Note that the FQ has been flooded many times (May 3, 1978, for instance), and will probably survive in repairable shape if the wind damage isn't too severe. With any luck, you'll be able to see the place in a few months with a fresh coat of paint and with the nasty "used beer" smell flushed away.

I'd be more concerned about flooding and wind damage in the blighted neighborhoods surrounding downtown -- hundred-plus-year-old frame buildings, in various states of neglect or dilapidation, with who knows what kind of rot and termite damage hidden within. If a cat 5 gets anywhere near them, there's going to be a whole lot of property destruction.

I'll be curious to see what happens to Michoud and Stennis.

Posted by T.L. James at August 28, 2005 08:36 AM

I spent my Birthday down in New Orleans and Baton Rouge in May. It was a wonderful place, both for partying all night in the French Quarter and messing around on air boats in the aligator-infested swamps. Once the air boat motors are off, the swamp is an unbelievably quiet and tranquil place, and the afternoon we were there all you could hear was the faint rumble of a thunderstorm in the distance.

Much of the freeway between New Orleans and Baton Rouge is raised up over the swamps. Baton Rouge is pretty much the first solid land you get to as you go inland. CNN is reporting the storm surge is up to _25 feet_ and will likely overwhelm the levy system that protects New Orleans, which is 6 feet below sea level. This is now Category 5 storm with sustained winds of nearly 175 mph headed for New Orleans.

It gives me a bad feeling in the pit of my stomach. I worry for my friends over there and hope they are safe in a shelter.

Posted by Kevin Parkin at August 28, 2005 08:40 AM

BTW the Nexrad radar and storm cell tracking system is a good tool to know. I once watched a tornado develop in realtime on it:

Posted by Kevin Parkin at August 28, 2005 08:44 AM

>>"A lot of people are going to die, because they started the evacuation too late."

Apparently, some of the evacuation routes are below sea level. Not a good place to be stuck in traffic when the flood hits.

Athelli's "deserved to be wiped off the map" comment is loathsome. Maybe he's Falwell or Robertson posting in disguise.
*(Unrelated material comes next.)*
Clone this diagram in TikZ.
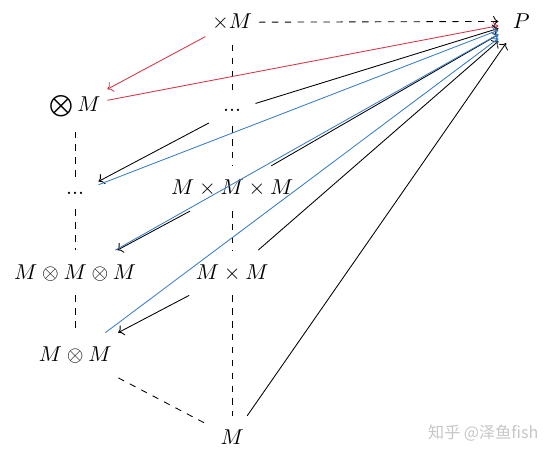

Posted by billg at August 28, 2005 09:42 AM

Note that the FQ has been flooded many times (May 3, 1978, for instance), and will probably survive in repairable shape if the wind damage isn't too severe. With any luck, you'll be able to see the place in a few months with a fresh coat of paint and with the nasty "used beer" smell flushed away.
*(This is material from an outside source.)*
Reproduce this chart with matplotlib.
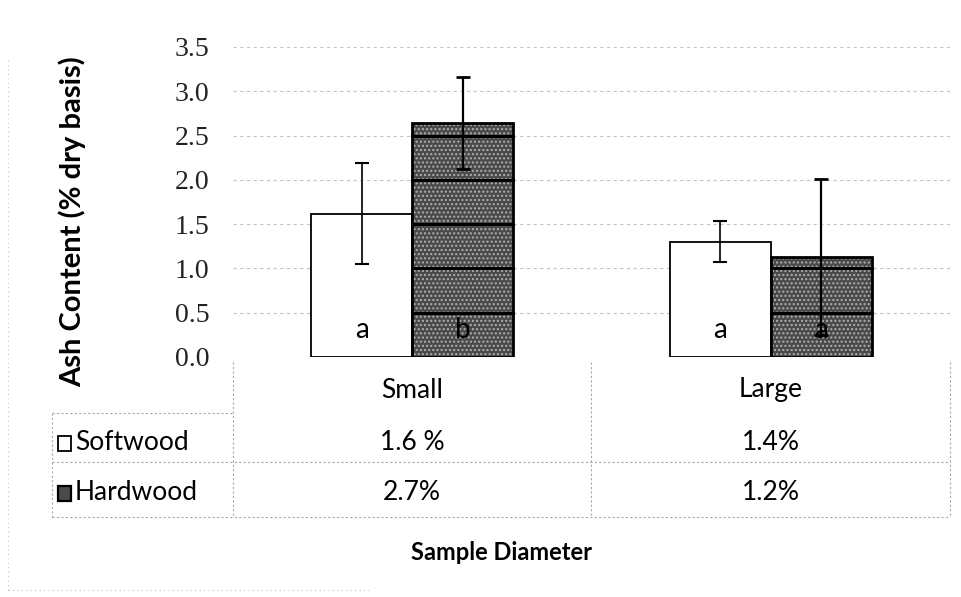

The flood damage could be a lot worse than the wind. The hurricane is forecast to drop a little more rain (more than a foot as compared to ten inches) as that 1978 storm, and there's appears to be a fair chance it'll overwhelm the levee system on top of that. If the latter happens, then IMHO most buildings below sea level will probably be destroyed by a nasty combo of wave/wind action.

Posted by Karl Hallowell at August 28, 2005 01:56 PM

The eye is now visible on the Slidell long range radar.
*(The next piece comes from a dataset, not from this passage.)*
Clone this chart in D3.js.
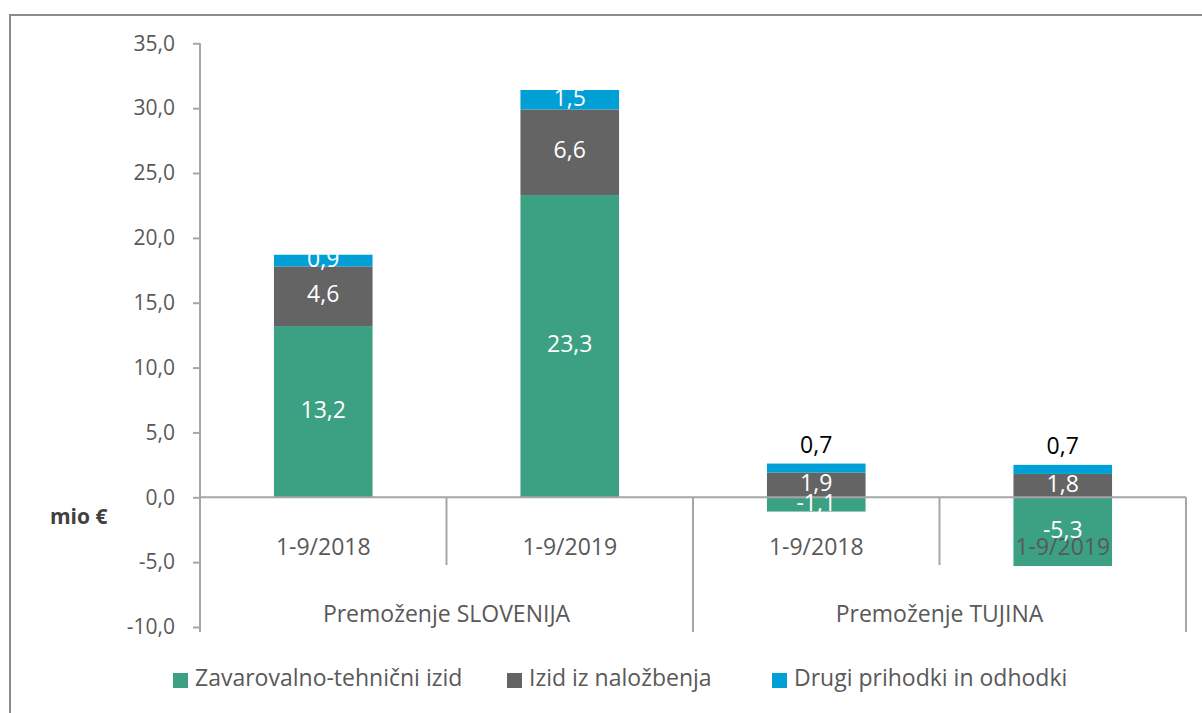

There are some heavy bands of rain coming ashore right now.

Posted by Kevin Parkin at August 28, 2005 02:13 PM

"Athelli's "deserved to be wiped off the map" comment is loathsome. Maybe he's Falwell or Robertson posting in disguise."

You don't have to be religious to think that the place is a sewer. Or do atheists find piss-filled streets to be attractive?

Besides, I'm a taxpayer. I am going to get stuck with the bill for repairing a place that was intended to be underwater in the first place.

Posted by Joe Athelli at August 28, 2005 04:15 PM

The radar has been detecting a number of tornado vortex signatures moving inland.

The present sequence has 2 in the past half hour, and there were others before that.

Posted by Kevin Parkin at August 29, 2005 02:45 AM

Rand, could you edit the URL in Kevin Parkin's 2:13 p.m. comment from yesterday? It makes the permalink page twice as wide as my high-rez monitor. Kind of hard to read the other comments...

Posted by McGehee at August 29, 2005 04:21 AM

Well, looks like the hurricane took out the radar.

There is a message saying "radar down for maintence", and the last scan it took shows a particularly intense part of the eye wall on top of its location :(

Posted by Kevin Parkin at August 29, 2005 11:55 AM

I just noticed a rather large gap in radar coverage at www.weather.gov that wasn't there before. After the New Orleans coverage is over at 5 or 6pm today, I'm waiting for the newsies to point out the compounded flooding potential as TS Katrina moves up along the Mississippi River system and tributaries.